ERC Synergy Grant for MPIB Director Wolfgang Baumeister
Communication processes between plant cells - Wolfgang Baumeister receives ERC Synergy Grant together with colleagues from Düsseldorf and Hohenheim
The professors Wolfgang Baumeister from the Max Planck Institute of Biochemistry (MPIB) in Martinsried, Wolf B. Frommer and Rüdiger Simon from the Heinrich Heine University Düsseldorf (HHU) and Professor Waltraud Schulze from the University of Hohenheim are jointly funded by the European Research Council (ERC). The "SymPore" project is now being implemented with over 10 million euros. The mission of this Synergy project is to elucidate the structure and function of the puzzling cell-cell connections of plants, the so-called plasmodesmata.

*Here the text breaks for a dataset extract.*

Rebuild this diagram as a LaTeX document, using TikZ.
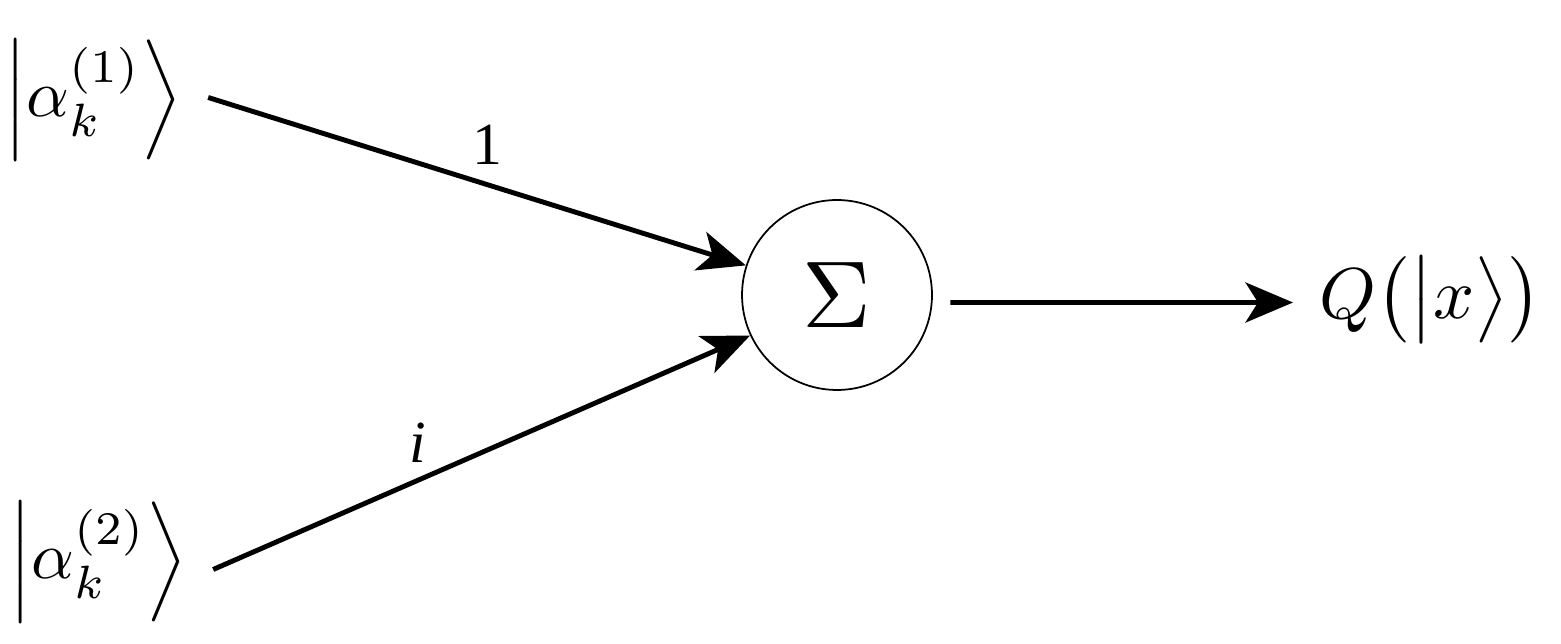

An organism consists of many differentiated cells, each of which has to perform different tasks. To do this, cells have to communicate with each other and exchange information. Only in this way they can coordinate their tasks for the benefit of the whole organism. In animals, this is partly done via protein complexes that form cell-connecting selective channels, so-called "gap junctions". In contrast, plasmodesmata in plants are much more complex: "Plasmodesmata are probably the most important and least studied organelles of a plant cell with immense significance for all aspects of the plant," says Wolf B. Frommer, head of the ERC project. "Plasmodesmata control both the exchange of nutrients and messenger nutrients, as well as the exchange of genetic information and even of proteins". Among other things, they prevent viral proteins or RNA from passing from one cell to the next.